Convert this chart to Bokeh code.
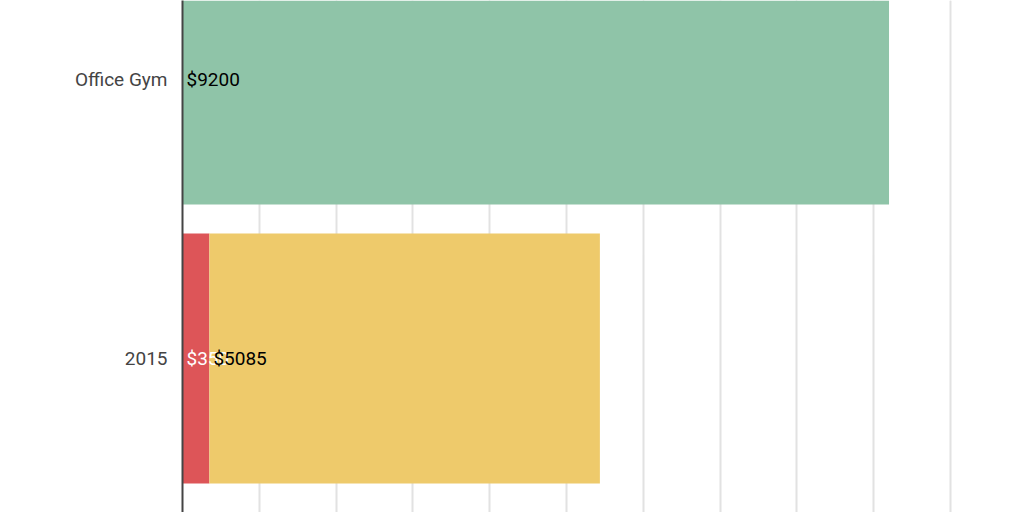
from bokeh.plotting import figure
from bokeh.models import Range1d, FixedTicker, Grid, ColumnDataSource
from bokeh.core.properties import value
from bokeh.embed import file_html
from bokeh.resources import INLINE

# Data
categories = ["2015", "Office Gym"]
red_values = [350, 0]
yellow_values = [5085, 0]
green_values = [0, 9200]
grid_ticks = [1000, 2000, 3000, 4000, 5000, 6000, 7000, 8000, 9000, 10000]

ypos = list(range(len(categories)))

p = figure(width=1024, height=512, output_backend="svg", toolbar_location=None,
           x_range=Range1d(0, 10964), y_range=Range1d(-0.5519, 1.2832),
           x_axis_location=None, min_border_left=182, min_border_right=0,
           min_border_top=0, min_border_bottom=0)
p.outline_line_color = None
p.background_fill_color = "white"
p.border_fill_color = "white"

grid = Grid(dimension=0, ticker=FixedTicker(ticks=grid_ticks),
            grid_line_color="#e2e2e2", grid_line_width=2)
p.add_layout(grid)
p.ygrid.visible = False

# stacked segments
red_left = [0 for _ in ypos]
red_right = [l + v for l, v in zip(red_left, red_values)]
yellow_left = red_right
yellow_right = [l + v for l, v in zip(yellow_left, yellow_values)]
green_left = yellow_right
green_right = [l + v for l, v in zip(green_left, green_values)]

bar_h = 0.896
p.hbar(y=ypos, left=red_left, right=red_right, height=bar_h, color="#dd5558", line_color=None)
p.hbar(y=ypos, left=yellow_left, right=yellow_right, height=bar_h, color="#eeca6b", line_color=None)
p.hbar(y=ypos, left=green_left, right=green_right, height=bar_h, color="#8fc4a8", line_color=None)

def labels(left, vals, color):
    xs, ys, ts = [], [], []
    for l, v, y in zip(left, vals, ypos):
        if v > 0:
            xs.append(l); ys.append(y); ts.append("$" + str(v))
    src = ColumnDataSource(dict(x=xs, y=ys, t=ts))
    p.text(x="x", y="y", text="t", source=src, x_offset=4, text_align="left",
           text_baseline="middle", text_font=value("Roboto"), text_font_size="19px",
           text_color=color)

labels(red_left, red_values, "white")
labels(yellow_left, yellow_values, "black")
labels(green_left, green_values, "black")

ax = p.yaxis[0]
ax.ticker = FixedTicker(ticks=ypos)
ax.major_label_overrides = {i: c for i, c in zip(ypos, categories)}
ax.axis_line_color = "#444444"
ax.axis_line_width = 2
ax.major_tick_line_color = None
ax.minor_tick_line_color = None
ax.major_label_text_font = "Roboto"
ax.major_label_text_font_size = "19px"
ax.major_label_text_color = "#444444"
ax.major_label_standoff = 9

open("out.html", "w").write(file_html(p, INLINE))
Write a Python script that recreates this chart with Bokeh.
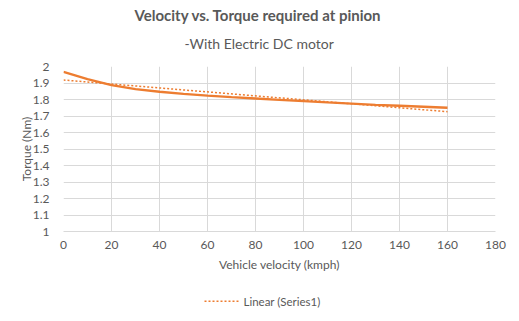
from bokeh.plotting import figure
from bokeh.models import Range1d, FixedTicker, NumeralTickFormatter, Title
from bokeh.layouts import column
from bokeh.core.properties import value
from bokeh.embed import file_html
from bokeh.resources import INLINE

# Data
velocity = [0, 10, 20, 30, 40, 50, 60, 70, 80, 90, 100, 110, 120, 130, 140, 150, 160]
torque = [1.967, 1.924, 1.887, 1.863, 1.847, 1.834, 1.823, 1.814, 1.806, 1.798,
          1.790, 1.782, 1.775, 1.768, 1.762, 1.756, 1.750]
trend_x = [0, 160]
trend_y = [1.918, 1.726]
x_ticks = [0, 20, 40, 60, 80, 100, 120, 140, 160, 180]
y_ticks = [1.0, 1.1, 1.2, 1.3, 1.4, 1.5, 1.6, 1.7, 1.8, 1.9, 2.0]
title_text = "Velocity vs. Torque required at pinion"
subtitle_text = "-With Electric DC motor"
x_label = "Vehicle velocity (kmph)"
y_label = "Torque (Nm)"
legend_label = "Linear (Series1)"

FONT = "Lato"
ORANGE = "#ED7D31"
GRAY_TXT = "#595959"

p = figure(width=519, height=285, output_backend="svg", toolbar_location=None,
           x_range=Range1d(0, 180), y_range=Range1d(1, 2),
           min_border_left=63, min_border_right=24, min_border_top=66, min_border_bottom=54)
p.title.visible = False
p.outline_line_color = None
p.background_fill_color = "white"
p.border_fill_color = "white"

p.add_layout(Title(text=subtitle_text, align="left", offset=121, text_font=FONT,
                   text_font_size="14px", text_font_style="normal",
                   text_color=GRAY_TXT, standoff=29), "above")
p.add_layout(Title(text=title_text, align="left", offset=71, text_font=FONT,
                   text_font_size="15px", text_font_style="bold",
                   text_color=GRAY_TXT, standoff=-11), "above")

p.xaxis.ticker = FixedTicker(ticks=x_ticks)
p.yaxis.ticker = FixedTicker(ticks=y_ticks)
p.yaxis.formatter = NumeralTickFormatter(format="0.[0]")
p.xgrid.grid_line_color = "#d9d9d9"
p.ygrid.grid_line_color = "#d9d9d9"

for ax in (p.xaxis[0], p.yaxis[0]):
    ax.major_tick_line_color = None
    ax.minor_tick_line_color = None
    ax.major_label_text_font = FONT
    ax.major_label_text_font_size = "12px"
    ax.major_label_text_color = GRAY_TXT
    ax.axis_label_text_font = FONT
    ax.axis_label_text_font_size = "12px"
    ax.axis_label_text_font_style = "normal"
    ax.axis_label_text_color = GRAY_TXT
p.xaxis.axis_line_color = "#d9d9d9"
p.yaxis.axis_line_color = None
p.xaxis.axis_label = x_label
p.yaxis.axis_label = y_label
p.xaxis.major_label_standoff = 3
p.xaxis.axis_label_standoff = 5
p.yaxis.major_label_standoff = 8
p.yaxis.axis_label_standoff = -4

p.line(velocity, torque, line_color=ORANGE, line_width=2.3)
p.line(trend_x, trend_y, line_color=ORANGE, line_width=1.5, line_dash="2 2")

# legend strip (page-pixel coordinates; frame is aligned with the main frame 63..495)
leg = figure(width=519, height=36, output_backend="svg", toolbar_location=None,
             x_range=Range1d(63, 495), y_range=Range1d(0, 36),
             x_axis_location=None, y_axis_location=None, min_border=0)
leg.title.visible = False
leg.grid.visible = False
leg.outline_line_color = None
leg.border_fill_color = "white"
leg.line([204, 239], [20.3, 20.3], line_color=ORANGE, line_width=1.5, line_dash="2 2")
leg.text([243], [20.3], text=[legend_label], text_font=value(FONT), text_font_size="11.5px",
         text_color=GRAY_TXT, text_baseline="middle", text_align="left")

layout = column(p, leg, spacing=0)
open("out.html", "w").write(file_html(layout, INLINE))
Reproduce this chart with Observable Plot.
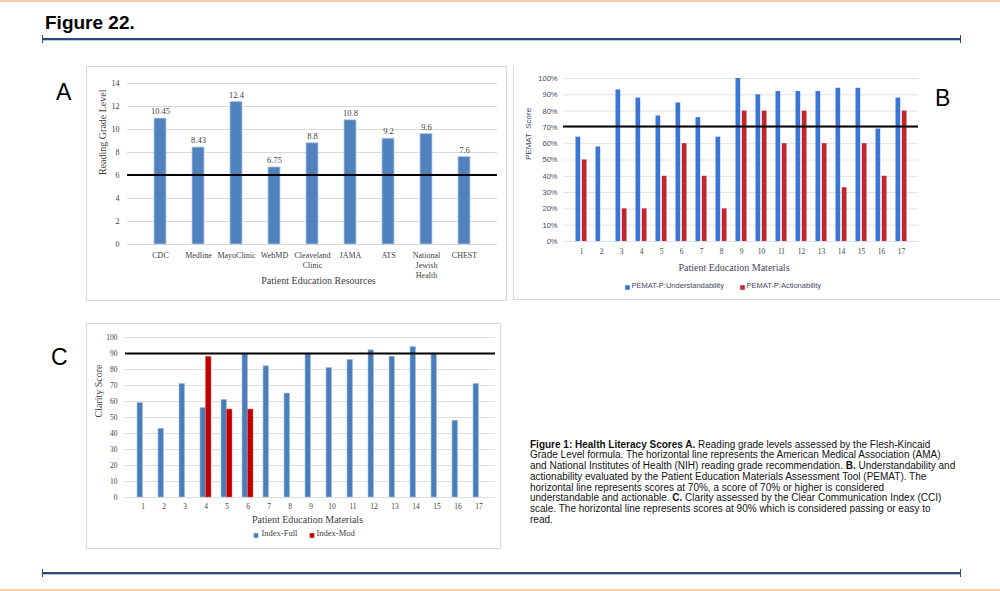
<!DOCTYPE html>
<html><head><meta charset="utf-8">
<script src="https://cdn.jsdelivr.net/npm/d3@7"></script>
<script src="https://cdn.jsdelivr.net/npm/@observablehq/plot@0.6"></script>
<style>
body{margin:0;width:1000px;height:591px;position:relative;background:#fff;overflow:hidden;font-family:"Liberation Sans",Arial,sans-serif}
.abs{position:absolute}
.letter{position:absolute;font-family:"Liberation Sans",Arial,sans-serif;font-size:23px;line-height:23px;color:#000}
.hline{position:absolute;left:43px;width:917px;height:2px;background:#2e4a7d;border-bottom:1px solid #b8c6de}
.cap{position:absolute;width:1px;height:8px;background:#2e4a7d}
#caption{position:absolute;left:530px;top:439.5px;font-family:"Liberation Sans",Arial,sans-serif;font-size:10px;line-height:10.8px;color:#111;white-space:nowrap}
svg{overflow:visible}
</style></head><body>
<div class="abs" style="left:0;top:0;width:1000px;height:2px;background:#f8cbad"></div>
<div class="abs" style="left:0;top:589px;width:1000px;height:2px;background:#f8cbad"></div>
<div class="abs" style="left:45px;top:13px;font-size:19px;line-height:19px;font-weight:bold;color:#000">Figure 22.</div>
<div class="hline" style="top:38px"></div>
<div class="cap" style="left:42px;top:35px"></div><div class="cap" style="left:960px;top:35px"></div>
<div class="hline" style="top:572px"></div>
<div class="cap" style="left:42px;top:569px"></div><div class="cap" style="left:960px;top:569px"></div>

<div class="letter" style="left:56px;top:80.5px">A</div>
<div class="letter" style="left:935px;top:86.5px">B</div>
<div class="letter" style="left:51px;top:345.5px">C</div>

<div id="boxA" class="abs" style="left:86px;top:66px;width:419px;height:233px;border:1px solid #d9d9d9"></div>
<div id="boxB" class="abs" style="left:513px;top:66px;width:490px;height:233px;border-left:1px solid #d9d9d9;border-bottom:1px solid #d9d9d9"></div>
<div id="boxC" class="abs" style="left:86px;top:323px;width:413px;height:224px;border:1px solid #d9d9d9"></div>

<div id="caption"><b>Figure 1: Health Literacy Scores A.</b> Reading grade levels assessed by the Flesh-Kincaid<br>Grade Level formula. The horizontal line represents the American Medical Association (AMA)<br>and National Institutes of Health (NIH) reading grade recommendation. <b>B.</b> Understandability and<br>actionability evaluated by the Patient Education Materials Assessment Tool (PEMAT). The<br>horizontal line represents scores at 70%, a score of 70% or higher is considered<br>understandable and actionable. <b>C.</b> Clarity assessed by the Clear Communication Index (CCI)<br>scale. The horizontal line represents scores at 90% which is considered passing or easy to<br>read.</div>

<script>
// ---------- Data ----------
// Panel A
const resources = ["CDC","Medline","MayoClinic","WebMD","Cleaveland\nClinic","JAMA","ATS","National\nJewish\nHealth","CHEST"];
const gradeBars = [10.95, 8.43, 12.4, 6.7, 8.8, 10.8, 9.2, 9.6, 7.6];
const gradeLabels = ["10.45","8.43","12.4","6.75","8.8","10.8","9.2","9.6","7.6"];
const gradeTarget = 6.05;
const gradeTicks = [0,2,4,6,8,10,12,14];

// Panel B
const materials = ["1","2","3","4","5","6","7","8","9","10","11","12","13","14","15","16","17"];
const pematSeries = ["PEMAT-P:Understandability","PEMAT-P:Actionability"];
const understandability = [64,58,93,88,77,85,76,64,100,90,92,92,92,94,94,69,88];
const actionability = [50,0,20,20,40,60,40,20,80,80,60,80,60,33,60,40,80];
const pematTarget = 70.6;
const pematTicks = [0,10,20,30,40,50,60,70,80,90,100];

// Panel C
const clSeries = ["Index-Full","Index-Mod"];
const indexFull = [59,43,71,56,61,90,82,65,90,81,86,92,88,94,90,48,71];
const indexMod = [null,null,null,88,55,55,null,null,null,null,null,null,null,null,null,null,null];
const clarityTarget = 90;
const clarityTicks = [0,10,20,30,40,50,60,70,80,90,100];

// ---------- Styles ----------
const blueA = "#4f81bd", blueB = "#3a76d6", redB = "#c0262c", blueC = "#4a7ebb", redC = "#c00000";
const serif = "Liberation Serif, Times New Roman, serif";
const sans = "Liberation Sans, Arial, sans-serif";

function place(svg, left, top) {
  svg.style.position = "absolute";
  svg.style.left = left + "px";
  svg.style.top = top + "px";
  document.body.appendChild(svg);
}

// ---------- Panel A ----------
{
  const data = resources.map((r, i) => ({r, v: gradeBars[i], lab: gradeLabels[i]}));
  const p = Plot.plot({
    width: 419, height: 233,
    marginLeft: 40, marginRight: 9, marginTop: 16, marginBottom: 56,
    style: {fontFamily: serif, fontSize: "8px", color: "#404040", background: "transparent", overflow: "visible"},
    x: {domain: resources, padding: 0.68},
    y: {domain: [0, 14]},
    marks: [
      Plot.gridY(gradeTicks, {stroke: "#d9d9d9", strokeOpacity: 1}),
      Plot.axisY(gradeTicks, {tickSize: 0, tickPadding: 8, label: null, fontSize: 8, fill: "#404040"}),
      Plot.axisX({tickSize: 0, tickPadding: 7, label: null, fontSize: 8, lineHeight: 1.2, fill: "#404040"}),
      Plot.barY(data, {x: "r", y: "v", fill: blueA, stroke: "#b4cbe8", strokeWidth: 0.8}),
      Plot.text(data, {x: "r", y: "v", text: "lab", dy: -7, fontSize: 8.5, fill: "#404040"}),
      Plot.ruleY([gradeTarget], {stroke: "#000", strokeWidth: 2}),
      Plot.text(["Reading Grade Level"], {text: d => d, frameAnchor: "left", rotate: -90, dx: -25, dy: 11, fontSize: 10, fill: "#404040"}),
      Plot.text(["Patient Education Resources"], {text: d => d, frameAnchor: "bottom", dx: 6, dy: 39, fontSize: 10, fill: "#404040"})
    ]
  });
  place(p, 87, 67);
}

// ---------- Panel B ----------
{
  const data = materials.map((m, i) => ({m, u: understandability[i], a: actionability[i]}));
  const p = Plot.plot({
    width: 476, height: 233,
    marginLeft: 49, marginRight: 72, marginTop: 11, marginBottom: 59,
    style: {fontFamily: sans, fontSize: "7.5px", color: "#44475a", background: "transparent", overflow: "visible"},
    x: {domain: materials, paddingInner: 0.42, paddingOuter: 0.225},
    y: {domain: [0, 100]},
    color: {domain: pematSeries, range: [blueB, redB]},
    marks: [
      Plot.gridY(pematTicks, {stroke: "#e2e2ee", strokeOpacity: 1}),
      Plot.axisY(pematTicks, {tickSize: 0, tickPadding: 6, label: null, tickFormat: d => d + "%", fontSize: 7.5, fill: "#44475a"}),
      Plot.axisX({tickSize: 0, tickPadding: 7, label: null, fontFamily: serif, fontSize: 7.5, fill: "#44475a"}),
      Plot.barY(data, {x: "m", y: "u", fill: () => pematSeries[0], insetLeft: 0.5, insetRight: 6.8}),
      Plot.barY(data, {x: "m", y: "a", fill: () => pematSeries[1], insetLeft: 6.8, insetRight: 0.5}),
      Plot.ruleY([pematTarget], {stroke: "#000", strokeWidth: 2}),
      Plot.text(["PEMAT  Score"], {text: d => d, frameAnchor: "left", rotate: -90, dx: -35, dy: 0, fontSize: 8, fill: "#44475a"}),
      Plot.text(["Patient Education Materials"], {text: d => d, frameAnchor: "bottom", dx: -7, dy: 29, fontFamily: serif, fontSize: 10, fill: "#44475a"}),
      Plot.dot([pematSeries[0]], {frameAnchor: "bottom-left", dx: 64, dy: 46, symbol: "square", r: 2.6, fill: d => d}),
      Plot.text([pematSeries[0]], {text: d => d, frameAnchor: "bottom-left", dx: 68, dy: 46, textAnchor: "start", fontSize: 7.5, fill: "#44475a"}),
      Plot.dot([pematSeries[1]], {frameAnchor: "bottom-left", dx: 179, dy: 46, symbol: "square", r: 2.6, fill: d => d}),
      Plot.text([pematSeries[1]], {text: d => d, frameAnchor: "bottom-left", dx: 183, dy: 46, textAnchor: "start", fontSize: 7.5, fill: "#44475a"})
    ]
  });
  place(p, 514, 67);
}

// ---------- Panel C ----------
{
  const data = materials.map((m, i) => ({m, f: indexFull[i], md: indexMod[i]}));
  const p = Plot.plot({
    width: 413, height: 224,
    marginLeft: 38, marginRight: 5, marginTop: 13, marginBottom: 51,
    style: {fontFamily: serif, fontSize: "7.5px", color: "#404040", background: "transparent", overflow: "visible"},
    x: {domain: materials, paddingInner: 0.5, paddingOuter: 0.25},
    y: {domain: [0, 100]},
    color: {domain: clSeries, range: [blueC, redC]},
    marks: [
      Plot.gridY(clarityTicks, {stroke: "#dedede", strokeOpacity: 1}),
      Plot.axisY(clarityTicks, {tickSize: 0, tickPadding: 8, label: null, fontSize: 7.5, fill: "#404040"}),
      Plot.axisX({tickSize: 0, tickPadding: 6, label: null, fontSize: 7.5, fill: "#404040"}),
      Plot.barY(data, {x: "m", y: "f", fill: () => clSeries[0], stroke: "#a9c3e6", strokeWidth: 0.6, insetLeft: 0, insetRight: 5.45}),
      Plot.barY(data.filter(d => d.md != null), {x: "m", y: "md", fill: () => clSeries[1], stroke: "#e07070", strokeWidth: 0.5, insetLeft: 5.45, insetRight: 0}),
      Plot.ruleY([clarityTarget], {stroke: "#000", strokeWidth: 2}),
      Plot.text(["Clarity Score"], {text: d => d, frameAnchor: "left", rotate: -90, dx: -27, dy: 0, fontSize: 10, fill: "#404040"}),
      Plot.text(["Patient Education Materials"], {text: d => d, frameAnchor: "bottom", dx: -3, dy: 25, fontSize: 10, fill: "#404040"}),
      Plot.dot([clSeries[0]], {frameAnchor: "bottom-left", dx: 130.5, dy: 38, symbol: "square", r: 2.6, fill: d => d}),
      Plot.text([clSeries[0]], {text: d => d, frameAnchor: "bottom-left", dx: 136, dy: 38, textAnchor: "start", fontSize: 8.5, fill: "#404040"}),
      Plot.dot([clSeries[1]], {frameAnchor: "bottom-left", dx: 186.5, dy: 38, symbol: "square", r: 2.6, fill: d => d}),
      Plot.text([clSeries[1]], {text: d => d, frameAnchor: "bottom-left", dx: 191, dy: 38, textAnchor: "start", fontSize: 8.5, fill: "#404040"})
    ]
  });
  place(p, 87, 324);
}
</script>
</body></html>
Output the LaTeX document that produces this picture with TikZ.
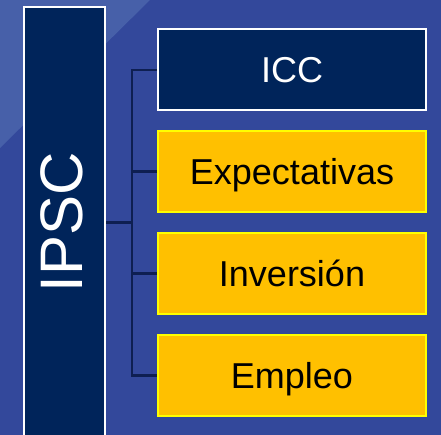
\documentclass[tikz,border=0pt]{standalone}
\usepackage{fontspec}
\setmainfont{Liberation Sans}
\definecolor{bgblue}{HTML}{33489B}
\definecolor{bglight}{HTML}{4760A9}
\definecolor{navy}{HTML}{00245A}
\definecolor{linenavy}{HTML}{0E1F52}
\definecolor{gold}{HTML}{FFC000}
\definecolor{brightyellow}{HTML}{FFFF00}
\begin{document}
\begin{tikzpicture}[x=1pt,y=-1pt]
			\tikzset{box/.style={draw,line width=2pt,minimum width=268pt,minimum height=81pt,inner sep=0pt,text height=25.8pt,text depth=0pt,font=\fontsize{36}{40}\selectfont},
				darkbox/.style={box,fill=navy,draw=white,text=white},
				goldbox/.style={box,fill=gold,draw=brightyellow,text=black},
				link/.style={draw=linenavy,line width=2.5pt}}
			\useasboundingbox (0,0) rectangle (441,435);
			\clip (0,0) rectangle (441,435);
			\fill[bgblue] (0,0) rectangle (441,435);
			\fill[bglight] (0,0) -- (150,0) -- (0,148) -- cycle;
			% left column
			\node [draw=white,line width=2pt,fill=navy,minimum width=81pt,minimum height=431pt,inner sep=0pt] (ipsc) at (64.5,222.5) {};
			\node [rotate=90,text=white,inner sep=0pt,text height=43pt,text depth=0pt,font=\fontsize{60}{66}\selectfont] (ipsctext) at ([xshift=-4pt]ipsc.center) {IPSC};
			% right column
			\node [darkbox] (icc) at (292,70) {ICC};
			\node [goldbox] (expect) at (292,171.5) {Expectativas};
			\node [goldbox] (inversion) at (292,273.5) {Inversión};
			\node [goldbox] (empleo) at (292,375.5) {Empleo};
			\coordinate (trunk) at (132,0);
			\draw [link] (icc.west) -- (icc.west -| trunk) -- (empleo.west -| trunk) -- (empleo.west);
			\foreach \n in {expect,inversion}
				\draw [link] (\n.west) -- (\n.west -| trunk);
			\draw [link] (ipsc.east) -- (ipsc.east -| trunk);
		\end{tikzpicture}
\end{document}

= = =

▶ _What you need to do_
Output exactly the span of lines from the top of the listing through the line holding "ypos = list(range(len(categories)))", and leave every picture out.

▶ _Output for this exercise_
Convert this chart to Bokeh code.
from bokeh.plotting import figure
from bokeh.models import Range1d, FixedTicker, Grid, ColumnDataSource
from bokeh.core.properties import value
from bokeh.embed import file_html
from bokeh.resources import INLINE

# Data
categories = ["2015", "Office Gym"]
red_values = [350, 0]
yellow_values = [5085, 0]
green_values = [0, 9200]
grid_ticks = [1000, 2000, 3000, 4000, 5000, 6000, 7000, 8000, 9000, 10000]

ypos = list(range(len(categories)))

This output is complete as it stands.